Short exercise: Return all the data below as it stands, minus the pictures.

Available data:

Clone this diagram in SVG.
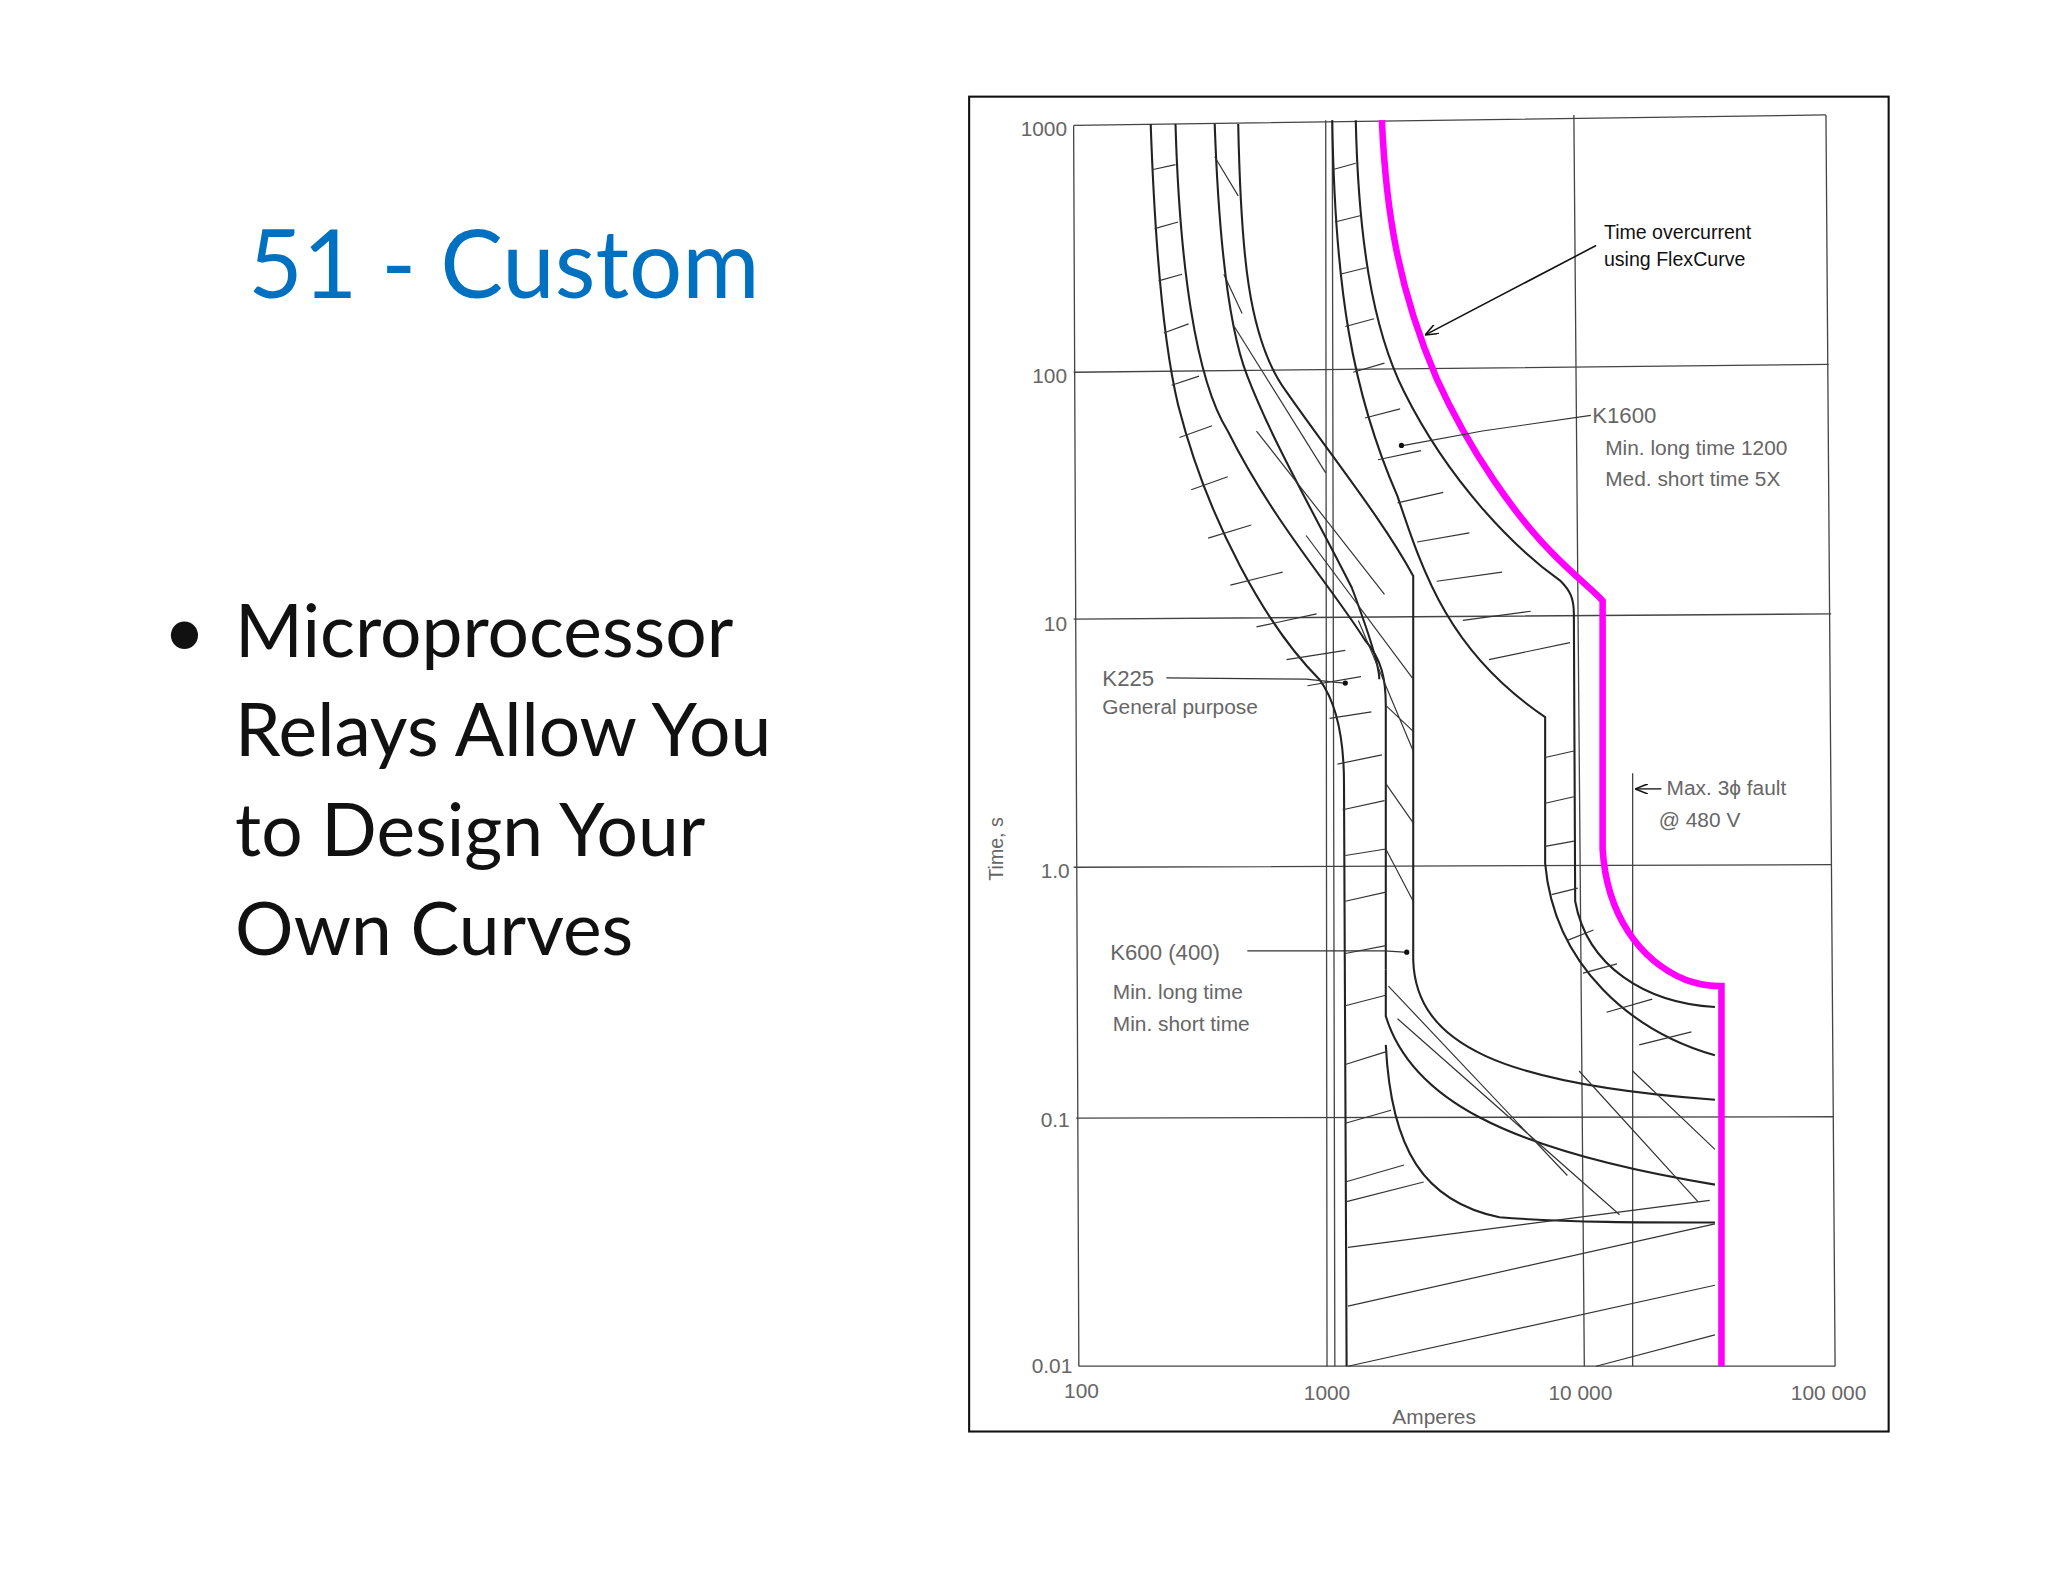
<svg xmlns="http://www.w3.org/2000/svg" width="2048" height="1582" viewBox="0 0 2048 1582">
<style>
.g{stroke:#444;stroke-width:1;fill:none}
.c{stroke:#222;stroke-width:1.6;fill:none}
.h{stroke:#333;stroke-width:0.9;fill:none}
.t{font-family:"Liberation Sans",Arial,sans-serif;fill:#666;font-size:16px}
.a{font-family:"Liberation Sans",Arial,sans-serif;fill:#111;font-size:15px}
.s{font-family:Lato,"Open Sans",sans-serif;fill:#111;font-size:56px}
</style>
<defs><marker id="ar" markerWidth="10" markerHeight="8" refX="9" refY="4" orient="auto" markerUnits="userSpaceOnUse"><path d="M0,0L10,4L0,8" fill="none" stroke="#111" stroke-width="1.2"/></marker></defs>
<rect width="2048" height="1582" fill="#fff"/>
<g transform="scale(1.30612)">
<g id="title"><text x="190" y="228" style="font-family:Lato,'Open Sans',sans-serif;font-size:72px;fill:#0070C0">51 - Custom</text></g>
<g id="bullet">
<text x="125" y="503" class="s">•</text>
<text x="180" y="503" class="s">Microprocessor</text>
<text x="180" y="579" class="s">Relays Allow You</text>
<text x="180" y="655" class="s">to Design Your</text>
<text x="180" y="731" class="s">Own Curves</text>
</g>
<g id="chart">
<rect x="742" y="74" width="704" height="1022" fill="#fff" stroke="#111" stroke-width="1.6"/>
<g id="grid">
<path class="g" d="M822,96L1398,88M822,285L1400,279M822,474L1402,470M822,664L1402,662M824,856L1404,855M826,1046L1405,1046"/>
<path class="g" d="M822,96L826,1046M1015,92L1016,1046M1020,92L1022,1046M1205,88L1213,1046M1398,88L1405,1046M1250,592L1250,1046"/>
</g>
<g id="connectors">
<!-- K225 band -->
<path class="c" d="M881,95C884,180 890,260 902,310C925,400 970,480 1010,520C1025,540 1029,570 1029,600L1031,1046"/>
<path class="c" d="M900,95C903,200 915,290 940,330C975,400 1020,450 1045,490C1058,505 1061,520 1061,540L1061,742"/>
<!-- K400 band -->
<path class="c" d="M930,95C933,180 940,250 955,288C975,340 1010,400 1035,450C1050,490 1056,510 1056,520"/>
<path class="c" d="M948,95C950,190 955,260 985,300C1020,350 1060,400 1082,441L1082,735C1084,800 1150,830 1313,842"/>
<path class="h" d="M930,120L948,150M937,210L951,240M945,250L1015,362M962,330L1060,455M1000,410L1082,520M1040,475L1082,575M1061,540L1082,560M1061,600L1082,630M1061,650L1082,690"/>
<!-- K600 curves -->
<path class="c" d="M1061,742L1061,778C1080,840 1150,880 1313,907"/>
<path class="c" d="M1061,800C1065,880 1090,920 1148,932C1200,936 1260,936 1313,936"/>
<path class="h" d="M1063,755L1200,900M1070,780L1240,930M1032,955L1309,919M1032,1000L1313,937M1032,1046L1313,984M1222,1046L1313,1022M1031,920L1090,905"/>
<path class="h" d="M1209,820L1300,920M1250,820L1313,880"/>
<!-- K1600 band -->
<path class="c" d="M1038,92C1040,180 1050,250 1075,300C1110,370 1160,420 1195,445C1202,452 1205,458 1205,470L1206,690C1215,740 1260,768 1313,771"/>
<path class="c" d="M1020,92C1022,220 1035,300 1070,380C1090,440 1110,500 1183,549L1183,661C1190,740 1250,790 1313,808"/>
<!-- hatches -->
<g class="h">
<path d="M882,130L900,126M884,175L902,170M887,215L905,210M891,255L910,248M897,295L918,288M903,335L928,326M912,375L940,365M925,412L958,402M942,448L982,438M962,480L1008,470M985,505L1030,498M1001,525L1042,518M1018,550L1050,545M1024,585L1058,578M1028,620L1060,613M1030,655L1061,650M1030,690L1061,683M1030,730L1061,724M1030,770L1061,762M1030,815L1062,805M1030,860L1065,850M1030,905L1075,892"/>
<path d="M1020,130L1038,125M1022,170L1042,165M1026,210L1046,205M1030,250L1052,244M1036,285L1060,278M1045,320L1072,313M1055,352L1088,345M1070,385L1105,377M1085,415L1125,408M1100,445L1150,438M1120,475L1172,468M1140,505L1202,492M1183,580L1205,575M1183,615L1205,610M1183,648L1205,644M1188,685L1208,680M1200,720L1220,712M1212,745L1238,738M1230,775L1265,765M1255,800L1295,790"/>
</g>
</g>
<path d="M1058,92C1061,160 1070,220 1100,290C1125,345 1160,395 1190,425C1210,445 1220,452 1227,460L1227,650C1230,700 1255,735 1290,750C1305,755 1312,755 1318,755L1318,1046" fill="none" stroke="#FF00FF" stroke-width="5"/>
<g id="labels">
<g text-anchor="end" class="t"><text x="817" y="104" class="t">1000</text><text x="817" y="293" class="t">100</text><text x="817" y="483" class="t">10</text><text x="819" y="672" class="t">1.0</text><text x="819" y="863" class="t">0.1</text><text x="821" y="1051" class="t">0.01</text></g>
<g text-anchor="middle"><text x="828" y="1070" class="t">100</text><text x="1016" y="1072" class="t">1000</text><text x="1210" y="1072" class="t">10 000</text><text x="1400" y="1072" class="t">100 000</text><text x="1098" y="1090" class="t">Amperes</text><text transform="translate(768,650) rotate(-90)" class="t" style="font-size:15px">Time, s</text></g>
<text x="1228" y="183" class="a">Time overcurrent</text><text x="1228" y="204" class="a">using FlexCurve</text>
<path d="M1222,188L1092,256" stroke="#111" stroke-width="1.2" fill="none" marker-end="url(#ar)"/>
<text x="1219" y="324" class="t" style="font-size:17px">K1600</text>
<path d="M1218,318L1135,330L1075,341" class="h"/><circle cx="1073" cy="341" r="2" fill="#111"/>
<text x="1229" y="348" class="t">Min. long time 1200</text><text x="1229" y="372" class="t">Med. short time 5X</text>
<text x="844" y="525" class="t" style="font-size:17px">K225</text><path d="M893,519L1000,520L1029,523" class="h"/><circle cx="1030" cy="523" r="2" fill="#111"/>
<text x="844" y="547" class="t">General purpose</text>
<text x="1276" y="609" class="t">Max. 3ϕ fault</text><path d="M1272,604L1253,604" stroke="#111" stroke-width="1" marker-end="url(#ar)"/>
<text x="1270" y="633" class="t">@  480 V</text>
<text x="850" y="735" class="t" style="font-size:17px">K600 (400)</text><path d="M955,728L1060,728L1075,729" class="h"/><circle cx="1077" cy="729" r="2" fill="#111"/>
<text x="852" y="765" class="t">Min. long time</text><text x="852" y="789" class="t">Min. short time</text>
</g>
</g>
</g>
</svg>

The response:
Clone this diagram in SVG.
<svg xmlns="http://www.w3.org/2000/svg" width="2048" height="1582" viewBox="0 0 2048 1582">
<style>
.g{stroke:#444;stroke-width:1;fill:none}
.c{stroke:#222;stroke-width:1.6;fill:none}
.h{stroke:#333;stroke-width:0.9;fill:none}
.t{font-family:"Liberation Sans",Arial,sans-serif;fill:#666;font-size:16px}
.a{font-family:"Liberation Sans",Arial,sans-serif;fill:#111;font-size:15px}
.s{font-family:Lato,"Open Sans",sans-serif;fill:#111;font-size:56px}
</style>
<defs><marker id="ar" markerWidth="10" markerHeight="8" refX="9" refY="4" orient="auto" markerUnits="userSpaceOnUse"><path d="M0,0L10,4L0,8" fill="none" stroke="#111" stroke-width="1.2"/></marker></defs>
<rect width="2048" height="1582" fill="#fff"/>
<g transform="scale(1.30612)">
<g id="title"><text x="190" y="228" style="font-family:Lato,'Open Sans',sans-serif;font-size:72px;fill:#0070C0">51 - Custom</text></g>
<g id="bullet">
<text x="125" y="503" class="s">•</text>
<text x="180" y="503" class="s">Microprocessor</text>
<text x="180" y="579" class="s">Relays Allow You</text>
<text x="180" y="655" class="s">to Design Your</text>
<text x="180" y="731" class="s">Own Curves</text>
</g>
<g id="chart">
<rect x="742" y="74" width="704" height="1022" fill="#fff" stroke="#111" stroke-width="1.6"/>
<g id="grid">
<path class="g" d="M822,96L1398,88M822,285L1400,279M822,474L1402,470M822,664L1402,662M824,856L1404,855M826,1046L1405,1046"/>
<path class="g" d="M822,96L826,1046M1015,92L1016,1046M1020,92L1022,1046M1205,88L1213,1046M1398,88L1405,1046M1250,592L1250,1046"/>
</g>
<g id="connectors">
<!-- K225 band -->
<path class="c" d="M881,95C884,180 890,260 902,310C925,400 970,480 1010,520C1025,540 1029,570 1029,600L1031,1046"/>
<path class="c" d="M900,95C903,200 915,290 940,330C975,400 1020,450 1045,490C1058,505 1061,520 1061,540L1061,742"/>
<!-- K400 band -->
<path class="c" d="M930,95C933,180 940,250 955,288C975,340 1010,400 1035,450C1050,490 1056,510 1056,520"/>
<path class="c" d="M948,95C950,190 955,260 985,300C1020,350 1060,400 1082,441L1082,735C1084,800 1150,830 1313,842"/>
<path class="h" d="M930,120L948,150M937,210L951,240M945,250L1015,362M962,330L1060,455M1000,410L1082,520M1040,475L1082,575M1061,540L1082,560M1061,600L1082,630M1061,650L1082,690"/>
<!-- K600 curves -->
<path class="c" d="M1061,742L1061,778C1080,840 1150,880 1313,907"/>
<path class="c" d="M1061,800C1065,880 1090,920 1148,932C1200,936 1260,936 1313,936"/>
<path class="h" d="M1063,755L1200,900M1070,780L1240,930M1032,955L1309,919M1032,1000L1313,937M1032,1046L1313,984M1222,1046L1313,1022M1031,920L1090,905"/>
<path class="h" d="M1209,820L1300,920M1250,820L1313,880"/>
<!-- K1600 band -->
<path class="c" d="M1038,92C1040,180 1050,250 1075,300C1110,370 1160,420 1195,445C1202,452 1205,458 1205,470L1206,690C1215,740 1260,768 1313,771"/>
<path class="c" d="M1020,92C1022,220 1035,300 1070,380C1090,440 1110,500 1183,549L1183,661C1190,740 1250,790 1313,808"/>
<!-- hatches -->
<g class="h">
<path d="M882,130L900,126M884,175L902,170M887,215L905,210M891,255L910,248M897,295L918,288M903,335L928,326M912,375L940,365M925,412L958,402M942,448L982,438M962,480L1008,470M985,505L1030,498M1001,525L1042,518M1018,550L1050,545M1024,585L1058,578M1028,620L1060,613M1030,655L1061,650M1030,690L1061,683M1030,730L1061,724M1030,770L1061,762M1030,815L1062,805M1030,860L1065,850M1030,905L1075,892"/>
<path d="M1020,130L1038,125M1022,170L1042,165M1026,210L1046,205M1030,250L1052,244M1036,285L1060,278M1045,320L1072,313M1055,352L1088,345M1070,385L1105,377M1085,415L1125,408M1100,445L1150,438M1120,475L1172,468M1140,505L1202,492M1183,580L1205,575M1183,615L1205,610M1183,648L1205,644M1188,685L1208,680M1200,720L1220,712M1212,745L1238,738M1230,775L1265,765M1255,800L1295,790"/>
</g>
</g>
<path d="M1058,92C1061,160 1070,220 1100,290C1125,345 1160,395 1190,425C1210,445 1220,452 1227,460L1227,650C1230,700 1255,735 1290,750C1305,755 1312,755 1318,755L1318,1046" fill="none" stroke="#FF00FF" stroke-width="5"/>
<g id="labels">
<g text-anchor="end" class="t"><text x="817" y="104" class="t">1000</text><text x="817" y="293" class="t">100</text><text x="817" y="483" class="t">10</text><text x="819" y="672" class="t">1.0</text><text x="819" y="863" class="t">0.1</text><text x="821" y="1051" class="t">0.01</text></g>
<g text-anchor="middle"><text x="828" y="1070" class="t">100</text><text x="1016" y="1072" class="t">1000</text><text x="1210" y="1072" class="t">10 000</text><text x="1400" y="1072" class="t">100 000</text><text x="1098" y="1090" class="t">Amperes</text><text transform="translate(768,650) rotate(-90)" class="t" style="font-size:15px">Time, s</text></g>
<text x="1228" y="183" class="a">Time overcurrent</text><text x="1228" y="204" class="a">using FlexCurve</text>
<path d="M1222,188L1092,256" stroke="#111" stroke-width="1.2" fill="none" marker-end="url(#ar)"/>
<text x="1219" y="324" class="t" style="font-size:17px">K1600</text>
<path d="M1218,318L1135,330L1075,341" class="h"/><circle cx="1073" cy="341" r="2" fill="#111"/>
<text x="1229" y="348" class="t">Min. long time 1200</text><text x="1229" y="372" class="t">Med. short time 5X</text>
<text x="844" y="525" class="t" style="font-size:17px">K225</text><path d="M893,519L1000,520L1029,523" class="h"/><circle cx="1030" cy="523" r="2" fill="#111"/>
<text x="844" y="547" class="t">General purpose</text>
<text x="1276" y="609" class="t">Max. 3ϕ fault</text><path d="M1272,604L1253,604" stroke="#111" stroke-width="1" marker-end="url(#ar)"/>
<text x="1270" y="633" class="t">@  480 V</text>
<text x="850" y="735" class="t" style="font-size:17px">K600 (400)</text><path d="M955,728L1060,728L1075,729" class="h"/><circle cx="1077" cy="729" r="2" fill="#111"/>
<text x="852" y="765" class="t">Min. long time</text><text x="852" y="789" class="t">Min. short time</text>
</g>
</g>
</g>
</svg>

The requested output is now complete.